Van Gisbergen said he’d started considering his next contract but was unlikely to commit before sampling the new-generation of cars set to debut next season.

“It depends on Gen3 probably,” he said. “I would like to say here.

“If I stay in Supercars, I’ll definitely stay with Triple Eight. I love the team, and we have started talking about a new deal.

“But maybe I’d like to start next year and see what the racing is like.”

Van Gisbergen, who signed a “multiyear” deal last year that is believed to expire at the end of next year, said he was becoming dissatisfied with the quality of racing in the category thanks to the proliferation of aerodynamic devices.

Reducing the aero loads generated by the cars has been a key aim of the new rules, and the series predicted the new models will produce in the order of 60 per cent less aero load than the current specification of car.

“Hopefully next year it’s a better race car,” Van Gisbergen said.

“The [Gen3] car has potential, but I’d like to race people as well. [This season] when you follow someone you can hardly follow with the aero stuff.

“I just want it to be fun and a good car to drive.

“I just hope it is a good race car, a fun race car, for everyone and we still have some room to develop it and change it around.

“Everything they say about it is good. They are talking it up, all the engineers, and I trust them. But we’ll see at the first race what it is really like.”

Photo by Daniel Kalisz/Getty Images
Photo by Daniel Kalisz/Getty ImagesSource: Getty Images

One of the engineers talking up the new rules is Triple Eight team manager Mark Dutton, who said he was optimistic that the Gen3 cars would produce a better spectacle.

“A lot of people in the category are keen for it to work and be successful so we keep the passion and have big reward for the hard work — it’s been a lot of hard work, Gen3,” he told the Cool Down Lap podcast.
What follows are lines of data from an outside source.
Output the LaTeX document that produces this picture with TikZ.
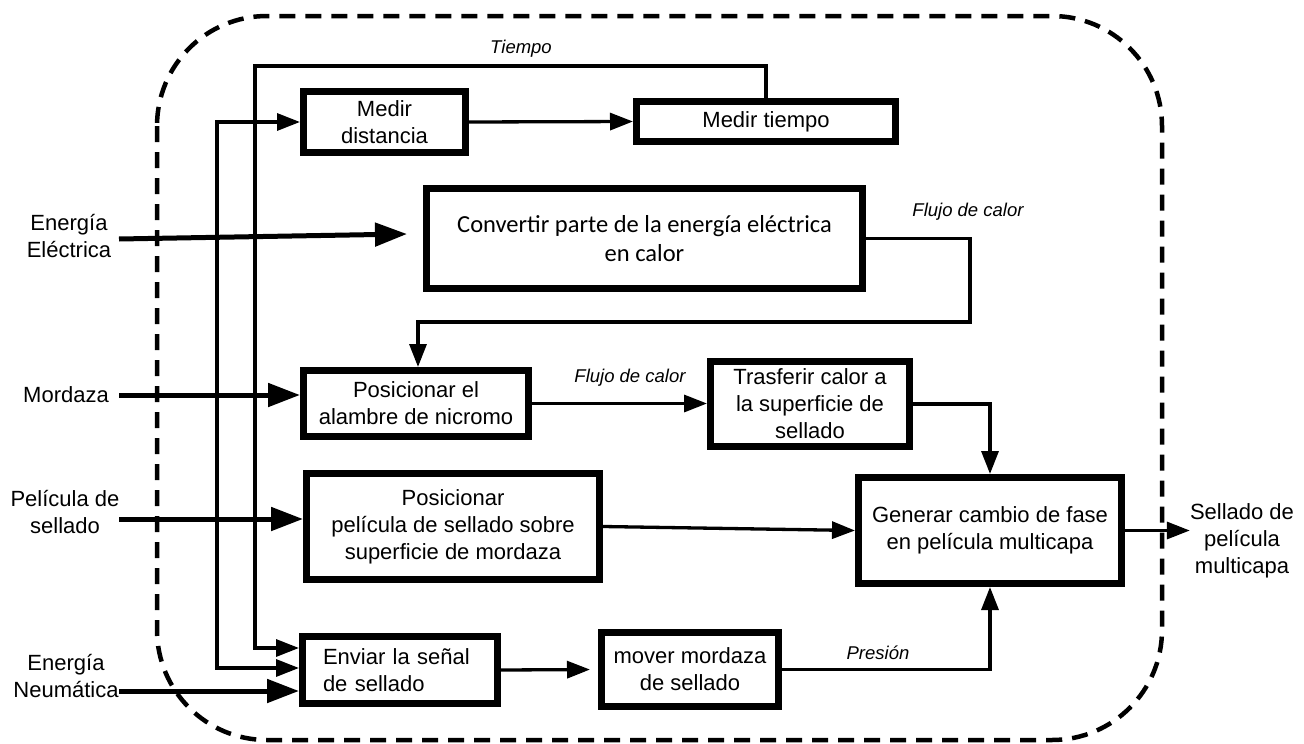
\documentclass[tikz,border=0pt]{standalone}
\usepackage{fontspec}
\setmainfont{Liberation Sans}
\newfontfamily\calibrifont{Carlito}
\usetikzlibrary{arrows.meta,calc}

\begin{document}
\begin{tikzpicture}[x=1pt,y=-1pt,
  every node/.style={font=\fontsize{22}{27}\selectfont},
  box/.style={draw, line width=7pt, align=center, inner sep=0pt},
  conn/.style={line width=3.3pt, -{Triangle[length=23pt,width=17pt]}},
  both/.style={line width=3.3pt, {Triangle[length=23pt,width=17pt]}-{Triangle[length=23pt,width=17pt]}},
  feed/.style={line width=5pt, -{Triangle[length=32pt,width=23pt]}},
  lbl/.style={font=\fontsize{18.5}{21}\selectfont\itshape, inner sep=0pt},
  side/.style={align=center, inner sep=0pt},
  border/.style={line width=4.5pt, dash pattern=on 16pt off 10pt, rounded corners=110pt}
]
\useasboundingbox (0,0) rectangle (1304,744);

% system boundary
\draw[border] (157,16) rectangle (1162,740);

% function blocks
\node[box, minimum width=162, minimum height=61] (md) at (384.5,122) {Medir\\distancia};
\node[box, minimum width=259, minimum height=40] (mt) at (766,121.5) {Medir tiempo};
\node[box, minimum width=436, minimum height=100,
      font=\calibrifont\fontsize{24.5}{29}\selectfont] (cv) at (644.5,238.5)
      {Convertir parte de la energía eléctrica\\en calor};
\node[box, minimum width=225, minimum height=66] (pa) at (416,403.5) {Posicionar el\\alambre de nicromo};
\node[box, minimum width=199, minimum height=85] (tr) at (810,404) {Trasferir calor a\\la superficie de\\sellado};
\node[box, minimum width=293, minimum height=106] (pp) at (453,526.5) {Posicionar\\película de sellado sobre\\superficie de mordaza};
\node[box, minimum width=263, minimum height=106] (gc) at (990,530.5) {Generar cambio de fase\\en película multicapa};
\node[box, align=left, text width=154, inner xsep=20.5, minimum height=67] (en) at (400,670) {Enviar la señal\\de sellado};
\node[box, minimum width=177, minimum height=74] (mm) at (690,669.5) {mover mordaza\\de sellado};

% inputs and output
\node[side] (ee) at (69,236.5) {Energía\\Eléctrica};
\node[side] (mo) at (66,395) {Mordaza};
\node[side] (pe) at (65,512) {Película de\\sellado};
\node[side] (ne) at (66,675.5) {Energía\\Neumática};
\node[side] (so) at (1242,540.5) {Sellado de\\película\\multicapa};

% flow labels
\node[lbl] (tl) at (521,49) {Tiempo};
\node[lbl] (f1) at (968,212) {Flujo de calor};
\node[lbl] (f2) at (630,378) {Flujo de calor};
\node[lbl] (pl) at (878,653) {Presión};

% helper points
\coordinate (inx) at (119,0);
\coordinate (tA) at (255,66);
\coordinate (xA) at (217,122);
\coordinate (fC) at (970,322);
\coordinate (fB) at (418,322);
\coordinate (eeTip) at (407,234);
\coordinate (enT) at ($(en.west)+(0,-22)$);
\coordinate (enM) at ($(en.west)+(0,-2)$);

% external feeds
\draw[feed] ($(ee.east -| inx)+(0,2.5)$) -- (eeTip);
\draw[feed] (mo.east -| inx) -- (mo.east -| pa.west);
\draw[feed] ($(pe.east -| inx)+(0,7)$) -- ($(pe.east -| pp.west)+(0,7)$);
\draw[feed] ($(ne.east -| inx)+(0,15.5)$) -- ($(ne.east -| en.west)+(0,15.5)$);

% internal flows
\draw[conn] (mt.north) |- (tA) -- (tA |- enT) -- (enT);
\draw[both] (enM) -| (xA) -- (xA -| md.west);
\draw[conn] (md.east) -- (mt.west);
\draw[conn] (cv.east) -| (fC) -| (fB |- pa.north);
\draw[conn] (pa.east) -- (tr.west |- pa.east);
\draw[conn] (tr.east) -| (gc.north);
\draw[conn] (pp.east) -- (gc.west);
\draw[conn] (gc.east) -- (gc.east -| so.west);
\draw[conn, shorten >=8pt] (en.east) -- (mm.west);
\draw[conn] (mm.east) -| (gc.south);
\end{tikzpicture}
\end{document}
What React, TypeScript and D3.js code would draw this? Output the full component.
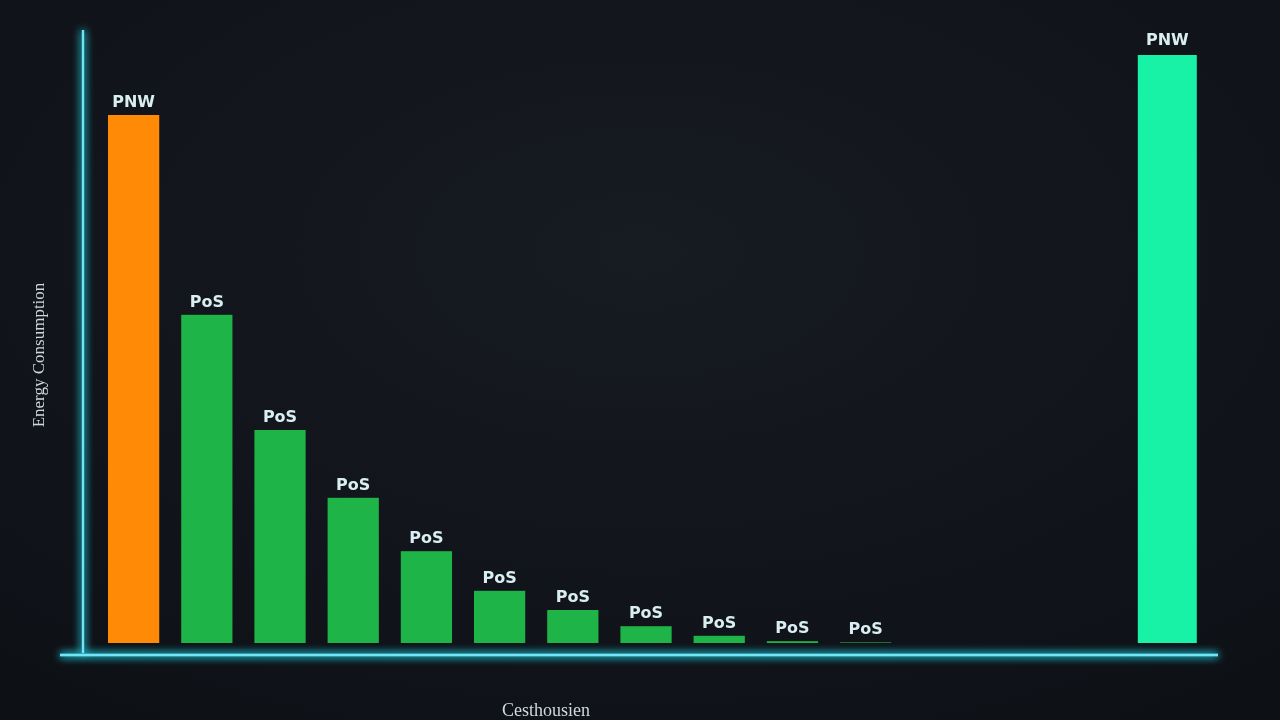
import React from 'react';
import * as d3 from 'd3';

// slots along the x axis (three empty slots before the last bar)
const slots = ['s1', 's2', 's3', 's4', 's5', 's6', 's7', 's8', 's9', 's10', 's11', 's12', 's13', 's14', 's15'];
const barSlots = ['s1', 's2', 's3', 's4', 's5', 's6', 's7', 's8', 's9', 's10', 's11', 's15'];
const barLabels = ['PNW', 'PoS', 'PoS', 'PoS', 'PoS', 'PoS', 'PoS', 'PoS', 'PoS', 'PoS', 'PoS', 'PNW'];
const barValues = [88, 54.7, 35.5, 24.2, 15.3, 8.7, 5.5, 2.8, 1.2, 0.3, 0.1, 98];
const barKinds = ['orange', 'green', 'green', 'green', 'green', 'green', 'green', 'green', 'green', 'green', 'green', 'mint'];

const colors: Record<string, string> = {
  orange: '#ff8a05',
  green: '#1fb447',
  mint: '#17f2a6',
};

const W = 1280;
const H = 720;

export default function App() {
  const step = 73.2;
  const x = d3
    .scaleBand<string>()
    .domain(slots)
    .range([108, 108 + step * 14.7])
    .paddingInner(0.3)
    .paddingOuter(0);
  const y = d3.scaleLinear().domain([0, 100]).range([643, 43]);

  const bars = barSlots.map((s, i) => ({
    slot: s,
    label: barLabels[i],
    value: barValues[i],
    kind: barKinds[i],
  }));

  return (
    <svg
      width={W}
      height={H}
      viewBox={`0 0 ${W} ${H}`}
      style={{ position: 'fixed', left: 0, top: 0, display: 'block' }}
    >
      <defs>
        <radialGradient id="bg" cx="0.5" cy="0.35" r="0.8">
          <stop offset="0%" stopColor="#171b22" />
          <stop offset="100%" stopColor="#0d1015" />
        </radialGradient>
        <filter id="glow" x="-20%" y="-20%" width="140%" height="140%">
          <feGaussianBlur stdDeviation="4" result="b" />
          <feMerge>
            <feMergeNode in="b" />
            <feMergeNode in="b" />
            <feMergeNode in="SourceGraphic" />
          </feMerge>
        </filter>
      </defs>
      <rect width={W} height={H} fill="url(#bg)" />

      {/* bars */}
      {bars.map((d, i) => {
        const bw = d.kind === 'mint' ? 59 : x.bandwidth();
        const bx = d.kind === 'mint' ? x(d.slot)! + 5 : x(d.slot)!;
        const top = y(d.value);
        return (
          <g key={i}>
            <rect x={bx} y={top} width={bw} height={y(0) - top} fill={colors[d.kind]} />
            <text
              x={bx + bw / 2}
              y={top - (d.kind === 'mint' ? 10 : 8)}
              textAnchor="middle"
              fill="#d9eef2"
              fontFamily="'DejaVu Sans', sans-serif"
              fontWeight="bold"
              fontSize={16}
            >
              {d.label}
            </text>
          </g>
        );
      })}

      {/* axes with glow */}
      <g filter="url(#glow)">
        <line x1={83} x2={83} y1={30} y2={653} stroke="#2fd3e6" strokeWidth={2.5} />
        <line x1={60} x2={1218} y1={655} y2={655} stroke="#2fd3e6" strokeWidth={3} />
      </g>
      <line x1={83} x2={83} y1={30} y2={653} stroke="#b8f6ff" strokeWidth={1} />
      <line x1={60} x2={1218} y1={655} y2={655} stroke="#b8f6ff" strokeWidth={1.2} />

      {/* axis titles */}
      <text
        transform="translate(44,355) rotate(-90)"
        textAnchor="middle"
        fill="#d0d8dc"
        fontFamily="'Liberation Serif', serif"
        fontSize={17}
      >
        Energy Consumption
      </text>
      <text
        x={546}
        y={716}
        textAnchor="middle"
        fill="#d0d8dc"
        fontFamily="'Liberation Serif', serif"
        fontSize={18}
      >
        Cesthousien
      </text>
    </svg>
  );
}
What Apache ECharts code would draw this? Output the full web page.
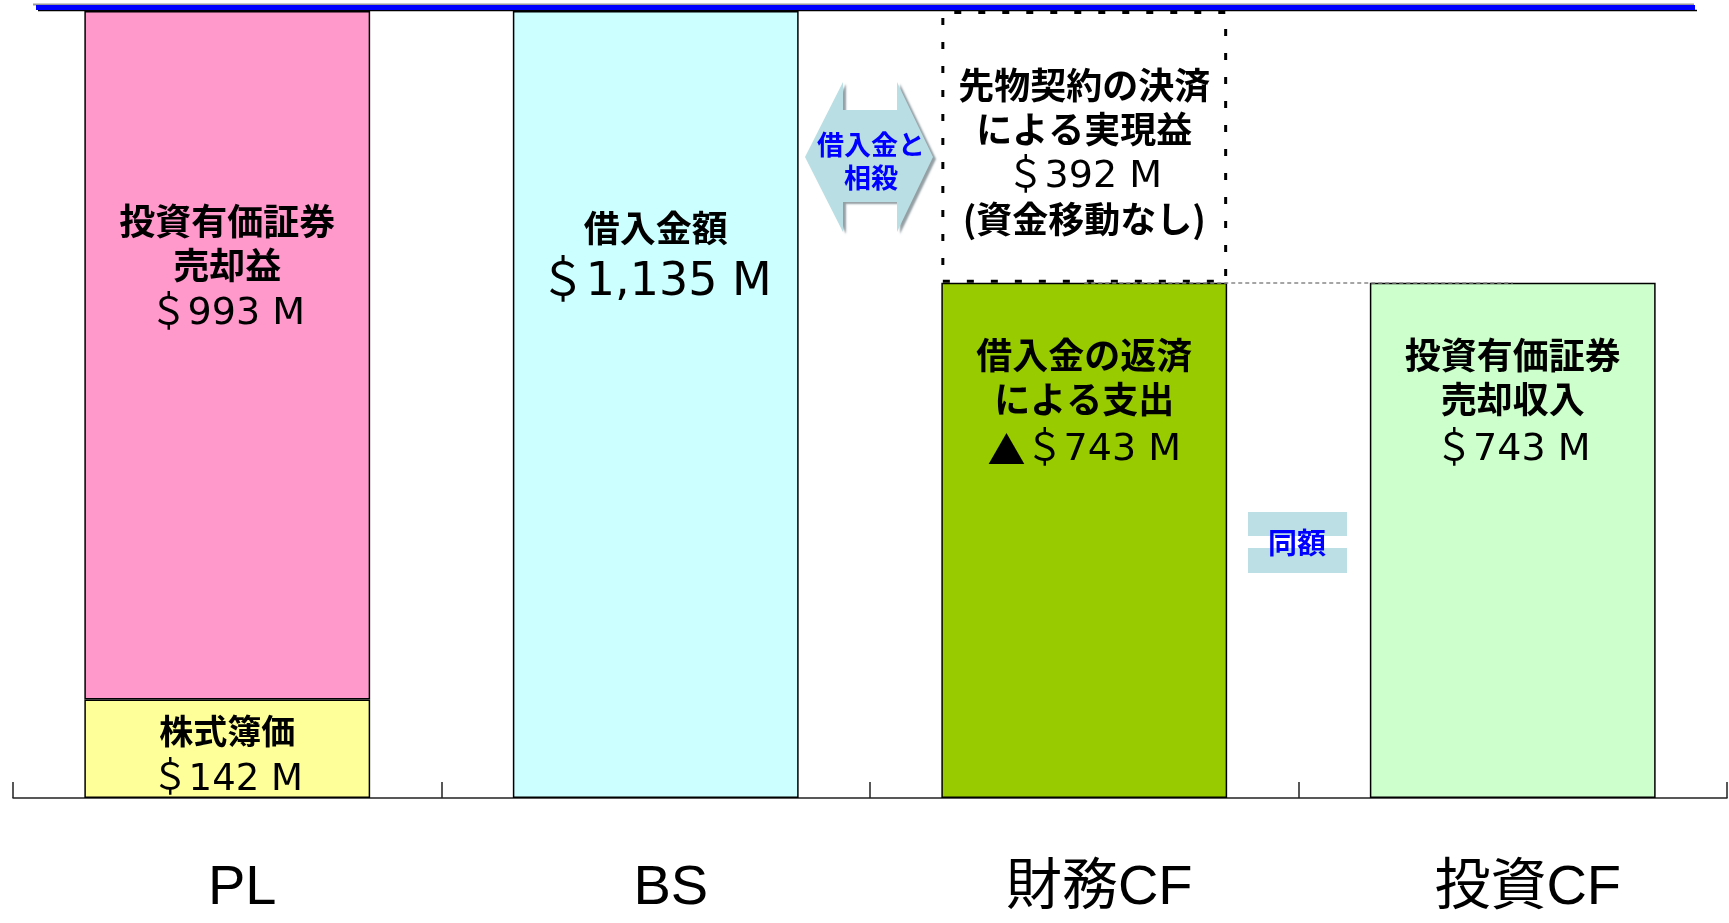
<!DOCTYPE html>
<html>
<head>
<meta charset="utf-8">
<script src="https://cdn.jsdelivr.net/npm/echarts@6/dist/echarts.min.js"></script>
<style>
  html, body { margin: 0; padding: 0; background: #ffffff; }
  #chart { width: 1729px; height: 923px; }
</style>
</head>
<body>
<div id="chart"></div>
<script>
// Categories along the bottom axis
const categories = ['PL', 'BS', '財務CF', '投資CF'];

// Values in $M (each series occupies one category, '-' elsewhere)
const bookValue      = [142, '-', '-', '-'];   // 株式簿価
const saleGain       = [993, '-', '-', '-'];   // 投資有価証券売却益
const borrowings     = ['-', 1135, '-', '-'];  // 借入金額
const repayment      = ['-', '-', 743, '-'];   // 借入金の返済による支出
const futuresGain    = ['-', '-', 392, '-'];   // 先物契約の決済による実現益
const saleProceeds   = ['-', '-', '-', 743];   // 投資有価証券売却収入

const valueMax = 1135;

const JP = "'Noto Sans CJK JP', 'Liberation Sans', sans-serif";
const NUM = "'DejaVu Sans', 'Noto Sans CJK JP', sans-serif";
const AXIS = "'Liberation Sans', 'Noto Sans CJK JP', sans-serif";
const jpStyle = { fontFamily: JP, fontWeight: 'bold', color: '#000', fontSize: 36, lineHeight: 44, align: 'center' };
const numStyle = { fontFamily: NUM, fontWeight: 'normal', color: '#000', fontSize: 38, lineHeight: 55, align: 'center' };
const symStyle = { fontFamily: JP, fontWeight: 'normal', color: '#000', fontSize: 38, lineHeight: 55, align: 'center' };
const border = { borderColor: '#000', borderWidth: 1.5 };

// "＄993 M" as rich text; an optional ▲ prefix is drawn with the CJK face
function moneyRich(v, prefix) {
  return (prefix ? '{s|' + prefix + '}' : '') + '{n|＄' + v.toLocaleString('en-US') + ' M}';
}
function richLabel(lines, value, prefix) {
  return lines.map(l => '{j|' + l + '}').join('\n') + '\n' + moneyRich(value, prefix);
}

const chart = echarts.init(document.getElementById('chart'), null, { renderer: 'canvas' });

chart.setOption({
  backgroundColor: '#ffffff',
  animation: false,
  grid: { left: 13, right: 2, top: 11, bottom: 125, containLabel: false },
  xAxis: {
    type: 'category',
    data: categories,
    boundaryGap: true,
    axisLine: { show: true, lineStyle: { color: '#222', width: 1.5 } },
    axisTick: { show: true, inside: true, length: 16, interval: 0, lineStyle: { color: '#222', width: 1.5 } },
    axisLabel: {
      margin: 63,
      fontFamily: AXIS,
      fontSize: 56,
      lineHeight: 56,
      color: '#000',
      padding: [0, 0, 0, 30]
    }
  },
  yAxis: { type: 'value', min: 0, max: valueMax, show: false, splitLine: { show: false } },
  series: [
    {
      name: '株式簿価', type: 'bar', stack: 'total', data: bookValue,
      barCategoryGap: '33.3%',
      itemStyle: Object.assign({ color: '#ffff99' }, border),
      label: {
        show: true, position: 'insideTop', distance: 10,
        formatter: p => richLabel(['株式簿価'], p.value),
        rich: { j: { ...jpStyle, fontSize: 34 }, n: { ...numStyle, fontSize: 37, lineHeight: 54 } }
      },
      z: 3
    },
    {
      name: '投資有価証券売却益', type: 'bar', stack: 'total', data: saleGain,
      itemStyle: Object.assign({ color: '#ff99cc' }, border),
      label: {
        show: true, position: 'insideTop', distance: 188,
        formatter: p => richLabel(['投資有価証券', '売却益'], p.value),
        rich: { j: jpStyle, n: numStyle }
      },
      z: 3
    },
    {
      name: '借入金額', type: 'bar', stack: 'total', data: borrowings,
      itemStyle: Object.assign({ color: '#ccffff' }, border),
      label: {
        show: true, position: 'insideTop', distance: 194,
        formatter: p => richLabel(['借入金額'], p.value),
        rich: {
          j: { ...jpStyle, lineHeight: 46 },
          n: { ...numStyle, fontSize: 46, lineHeight: 65 }
        }
      },
      z: 3
    },
    {
      name: '借入金の返済による支出', type: 'bar', stack: 'total', data: repayment,
      itemStyle: Object.assign({ color: '#99cc00' }, border),
      label: {
        show: true, position: 'insideTop', distance: 51,
        formatter: p => richLabel(['借入金の返済', 'による支出'], p.value, '▲'),
        rich: { j: jpStyle, n: { ...numStyle, lineHeight: 56 }, s: { ...symStyle, lineHeight: 56 } }
      },
      z: 3
    },
    {
      name: '先物契約の決済による実現益', type: 'bar', stack: 'total', data: futuresGain,
      itemStyle: { color: 'rgba(255,255,255,0)', borderColor: '#000', borderWidth: 3, borderType: [7, 17] },
      label: {
        show: true, position: 'insideTop', distance: 52,
        formatter: p => '{j|先物契約の決済}\n{j|による実現益}\n' + moneyRich(p.value) + '\n{k|(資金移動なし)}',
        rich: {
          j: jpStyle,
          n: { ...numStyle, lineHeight: 52 },
          k: { ...jpStyle, lineHeight: 32 }
        }
      },
      z: 4
    },
    {
      name: '投資有価証券売却収入', type: 'bar', stack: 'total', data: saleProceeds,
      itemStyle: Object.assign({ color: '#ccffcc' }, border),
      label: {
        show: true, position: 'insideTop', distance: 51,
        formatter: p => richLabel(['投資有価証券', '売却収入'], p.value),
        rich: { j: jpStyle, n: { ...numStyle, lineHeight: 56 } }
      },
      z: 3
    },
    {
      // dashed connector between the two equal CF amounts
      name: 'connector', type: 'line', data: [], z: 1,
      markLine: {
        silent: true, symbol: 'none', label: { show: false },
        lineStyle: { color: '#888', type: [4, 3], width: 1.5 },
        data: [[{ coord: ['財務CF', repayment[2]] }, { coord: ['投資CF', saleProceeds[3]] }]]
      }
    }
  ],
  graphic: [
    // top rule
    { type: 'line', shape: { x1: 33, y1: 4.5, x2: 1694, y2: 4.5 }, style: { stroke: '#9a9a9a', lineWidth: 2 }, z: 100 },
    { type: 'rect', shape: { x: 36, y: 5, width: 1659, height: 5 }, style: { fill: '#0000ff' }, z: 101 },
    { type: 'line', shape: { x1: 38, y1: 10.5, x2: 1697, y2: 10.5 }, style: { stroke: '#000', lineWidth: 1.5 }, z: 100 },
    // double-headed arrow: 借入金と相殺
    {
      type: 'polygon', z: 50,
      shape: { points: [[805, 157], [843, 82], [843, 110], [897, 110], [897, 82], [933, 157], [897, 232], [897, 202], [843, 202], [843, 232]] },
      style: { fill: '#b9dee3', shadowColor: 'rgba(60,80,90,0.55)', shadowOffsetX: 3, shadowOffsetY: 2, shadowBlur: 2 }
    },
    {
      type: 'text', z: 51, x: 871, y: 161,
      style: { text: '借入金と\n相殺', fill: '#0000ff', font: "bold 27px 'Noto Sans CJK JP'", align: 'center', verticalAlign: 'middle', lineHeight: 33 }
    },
    // equals sign: 同額
    { type: 'rect', z: 50, shape: { x: 1248, y: 512, width: 99, height: 24 }, style: { fill: '#bbdfe4' } },
    { type: 'rect', z: 50, shape: { x: 1248, y: 548, width: 99, height: 25 }, style: { fill: '#bbdfe4' } },
    {
      type: 'text', z: 51, x: 1297, y: 543,
      style: { text: '同額', fill: '#0000ff', font: "bold 29px 'Noto Sans CJK JP'", align: 'center', verticalAlign: 'middle' }
    }
  ]
});
</script>
</body>
</html>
“But everything says it should be good — the cars look better, they’re lighter, they’ve got less downforce.

“Everything points to better racing, and if there’s better racing, you know Shane’s going to be there carving it up.”

Losing Van Gisbergen to the series would be a major blow given his status as a champion and as the bar against which the rest of the sport has been measured in the last two years.

While Triple Eight has played a major role in propelling him to championship glory with its class-leading machinery, SVG has established himself as the category’s alpha, as is clear by the way he’s able to bully other drivers on track into ceding position.

Chaz Mostert, whose four wins, the most of any other driver this year, has him on track to finish the season third in the standings, said he hoped Van Gisbergen would stay in the category to continue setting the standard.

“I’d personally love him to stay,” Mostert said, per Speedcafe. “It’s the same with Scotty (McLaughlin) before he went overseas.

“I want to race the best guys not only in Australia but in the world, and I look at Shane and Scotty — they are some of the best race car drivers I’ve ever versed.”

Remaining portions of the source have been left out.